The novel coronavirus outbreak which has disrupted industries worldwide, and increasing shift towards renewable energy has taken a toll on the energy business of German multinational conglomerate Siemens AG. Given to sprawling business losses, Siemens has recently decided to give 55% of its energy business to shareholders following the unit’s spin-off in September 2020.

Following this move, the company plans to reduce its remaining 45% stake within 12 to 18 months after the shares are listed in September. It is expected to be one of the biggest IPOs held this year as companies have circumvent the market since the coronavirus outbreak spread globally.

Reports claim that Siemens has not given any details about the market capitalization of Siemens Energy, which previously had sales of $31.82 billion. Though, it is claimed that the Munich-based Siemens is stepping back from the gas and power business as customers continue to refrain from traditional fossil fuels and prefer renewable sources to generate electricity.

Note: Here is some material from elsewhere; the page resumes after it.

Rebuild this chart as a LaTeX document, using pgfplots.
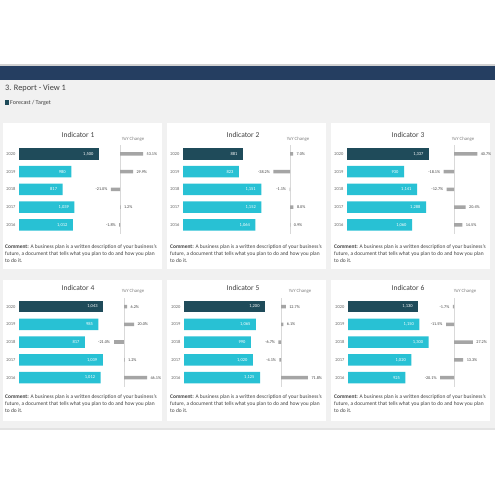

Siemens is investing around 110 million euros to wind-up its energy business and focus on sectors like factory automation, transport and smart buildings. Its share in the industrial sector has also plummeted over the past decade, as weaker performing units like power and gas have dragged on results.

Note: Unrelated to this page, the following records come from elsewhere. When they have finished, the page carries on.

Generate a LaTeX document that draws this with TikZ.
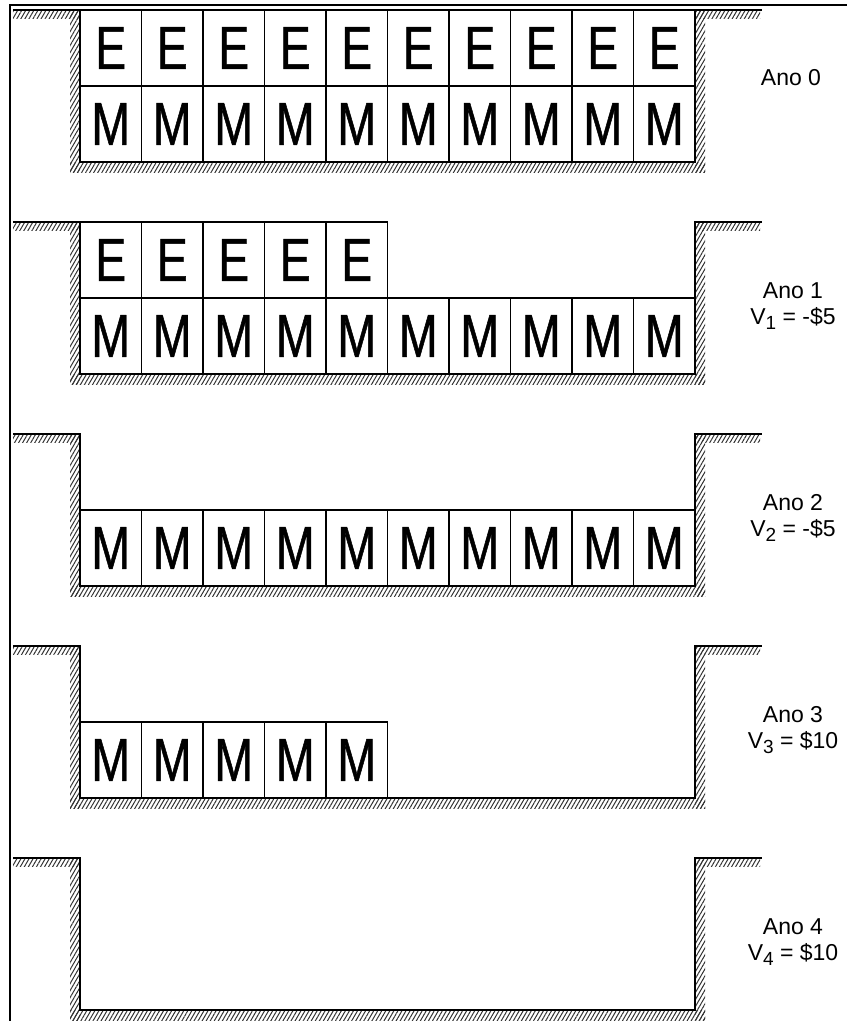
\documentclass[tikz,border=0pt]{standalone}
\usepackage{fontspec}
\setmainfont{Liberation Sans}
\newfontfamily\cellfont[FakeStretch=0.76,FakeBold=0.8]{Liberation Sans}
\usetikzlibrary{patterns.meta}
\newcommand{\vsub}[1]{\raisebox{-0.45ex}{\fontsize{19}{19}\selectfont #1}}

\begin{document}
\begin{tikzpicture}[x=1pt,y=-1pt,
        cell/.style={draw, line width=1.2pt, minimum width=61.5pt, minimum height=76pt, inner sep=0pt, font=\cellfont\fontsize{61}{61}\selectfont},
        ground/.style={line width=1.8pt, line join=miter},
        earth/.style={pattern={Lines[angle=60,distance=3.5pt,line width=1pt]}, pattern color=black!80},
        ano/.style={align=center, font=\fontsize{23}{26}\selectfont}
    ]
        \useasboundingbox (0,0) rectangle (847,1021);
        \draw[line width=2pt] (10,1021) -- (10,5) -- (847,5);

        \foreach \p/\ne/\nm in {0/10/10,1/5/10,2/0/10,3/0/5,4/0/0} {
            \pgfmathsetmacro\yt{10+212*\p}
            \fill[earth] (13,\yt) rectangle (80,\yt+8);
            \fill[earth] (70,\yt) rectangle (80,\yt+162);
            \fill[earth] (70,\yt+152) rectangle (705,\yt+162);
            \fill[earth] (695,\yt) rectangle (705,\yt+162);
            \fill[earth] (695,\yt) rectangle (760,\yt+8);
            \draw[ground] (13,\yt) -- (80,\yt) -- (80,\yt+152) -- (695,\yt+152) -- (695,\yt) -- (762,\yt);
            \ifnum\ne>0
                \foreach \j in {1,...,\ne}
                    \node[cell] (e\p-\j) at ({80+61.5*(\j-0.5)},\yt+38) {E};
            \fi
            \ifnum\nm>0
                \foreach \j in {1,...,\nm}
                    \node[cell] (m\p-\j) at ({80+61.5*(\j-0.5)},\yt+114) {M};
            \fi
        }

        \node[ano] (ano0) at (791,78) {Ano 0};
        \node[ano] (ano1) at (793,306) {Ano 1\\V\vsub{1} = -\$5};
        \node[ano] (ano2) at (793,518) {Ano 2\\V\vsub{2} = -\$5};
        \node[ano] (ano3) at (793,730) {Ano 3\\V\vsub{3} = \$10};
        \node[ano] (ano4) at (793,942) {Ano 4\\V\vsub{4} = \$10};
    \end{tikzpicture}
\end{document}
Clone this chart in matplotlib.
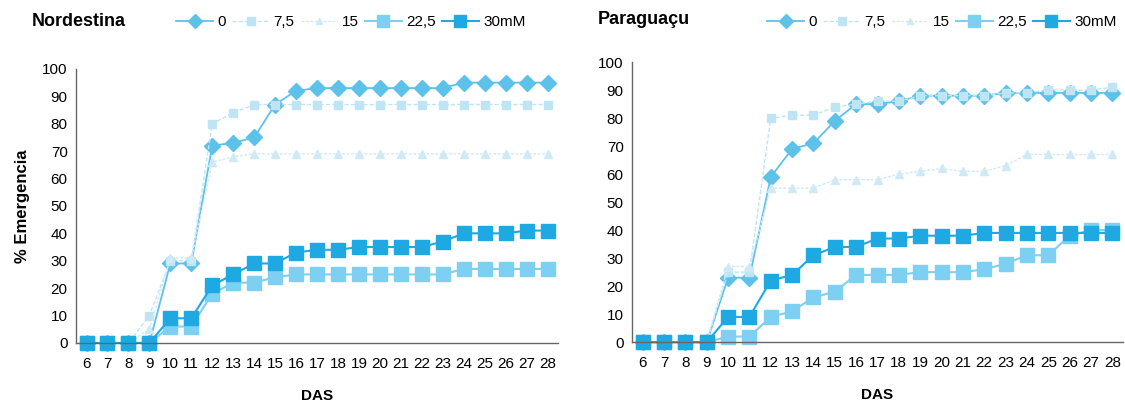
import numpy as np
import matplotlib.pyplot as plt
from matplotlib.lines import Line2D

plt.rcParams['font.family'] = ['Liberation Sans', 'DejaVu Sans']

# days after sowing
das = list(range(6, 29))
doses = ['0', '7,5', '15', '22,5', '30mM']

# % emergence, Nordestina
nord_0 = [0, 0, 0, 0, 29, 29, 72, 73, 75, 87, 92, 93, 93, 93, 93, 93, 93, 93, 95, 95, 95, 95, 95]
nord_75 = [0, 0, 0, 10, 30, 30, 80, 84, 87, 87, 87, 87, 87, 87, 87, 87, 87, 87, 87, 87, 87, 87, 87]
nord_15 = [0, 0, 0, 5, 31, 31, 66, 68, 69, 69, 69, 69, 69, 69, 69, 69, 69, 69, 69, 69, 69, 69, 69]
nord_225 = [0, 0, 0, 0, 6, 6, 18, 22, 22, 24, 25, 25, 25, 25, 25, 25, 25, 25, 27, 27, 27, 27, 27]
nord_30 = [0, 0, 0, 0, 9, 9, 21, 25, 29, 29, 33, 34, 34, 35, 35, 35, 35, 37, 40, 40, 40, 41, 41]

# % emergence, Paraguaçu
para_0 = [0, 0, 0, 0, 23, 23, 59, 69, 71, 79, 85, 85, 86, 88, 88, 88, 88, 89, 89, 89, 89, 89, 89]
para_75 = [0, 0, 0, 0, 25, 25, 80, 81, 81, 84, 85, 86, 86, 88, 88, 88, 88, 89, 89, 90, 90, 90, 91]
para_15 = [0, 0, 0, 0, 27, 27, 55, 55, 55, 58, 58, 58, 60, 61, 62, 61, 61, 63, 67, 67, 67, 67, 67]
para_225 = [0, 0, 0, 0, 2, 2, 9, 11, 16, 18, 24, 24, 24, 25, 25, 25, 26, 28, 31, 31, 38, 40, 40]
para_30 = [0, 0, 0, 0, 9, 9, 22, 24, 31, 34, 34, 37, 37, 38, 38, 38, 39, 39, 39, 39, 39, 39, 39]

c0 = '#5cc2ea'
c75 = '#bfe5f5'
c15 = '#cfeaf5'
c225 = '#7dd0f2'
c30 = '#1ea9e3'

styles = [
    dict(color=c0, marker='D', ms=8, ls='-', lw=1.3, mec=c0),
    dict(color=c75, marker='s', ms=6, ls=(0, (3, 1.5)), lw=1.0, mec=c75),
    dict(color=c15, marker='^', ms=5.5, ls=(0, (2, 1.2)), lw=1.0, mec=c15),
    dict(color=c225, marker='s', ms=10, ls='-', lw=1.5, mec=c225),
    dict(color=c30, marker='s', ms=10, ls='-', lw=1.5, mec=c30),
]

fig = plt.figure(figsize=(11.25, 4.03), dpi=100)
ax1 = fig.add_axes([0.0676, 0.149, 0.4284, 0.680])
ax2 = fig.add_axes([0.5618, 0.151, 0.4364, 0.695])


def draw(ax, series):
    for vals, st in zip(series, styles):
        ax.plot(das, vals, clip_on=False, **st)
    ax.set_xlim(5.5, 28.5)
    ax.set_ylim(0, 100)
    ax.set_xticks(das)
    ax.set_yticks(range(0, 101, 10))
    ax.tick_params(length=0, labelsize=11, pad=6)
    ax.tick_params(axis='x', pad=10)
    for s in ['top', 'right']:
        ax.spines[s].set_visible(False)
    for s in ['left', 'bottom']:
        ax.spines[s].set_color('#666666')
        ax.spines[s].set_linewidth(1.0)
    ax.set_xlabel('DAS', fontsize=11, fontweight='bold', labelpad=13)


draw(ax1, [nord_0, nord_75, nord_15, nord_225, nord_30])
draw(ax2, [para_0, para_75, para_15, para_225, para_30])
ax1.set_ylabel('% Emergencia', fontsize=12, fontweight='bold', labelpad=9)

fig.text(32 / 1125, 1 - 22 / 403, 'Nordestina', fontsize=13, fontweight='bold', va='center')
fig.text(598 / 1125, 1 - 20 / 403, 'Paraguaçu', fontsize=13, fontweight='bold', va='center')

handles = [Line2D([], [], **{**st, 'ms': st['ms'] * 0.85}) for st in styles]
for cx in [351 / 1125, 942 / 1125]:
    fig.legend(handles, doses, loc='center', bbox_to_anchor=(cx, 1 - 22 / 403),
               ncol=5, frameon=False, fontsize=11, handlelength=2.4,
               handletextpad=0.3, columnspacing=0.4, borderpad=0)

fig.savefig('out.png', dpi=100)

Elaborating on the recent move, Siemens said that shareholders would attain one share in Siemens Energy for every two shares they hold in the company. It plans to pay out dividends of 40%-60% of net income, but does not guarantee to make a payout this year.

On a brighter side, Siemens’ hospital equipment business, Siemens Healthineers, reportedly recorded a 37% rise in stock since its market debut in March 2018. Joe Kaeser, CEO, Siemens AG, claims that the increase in value of its healthcare business validates their immense market potential which can further improve with increased focus.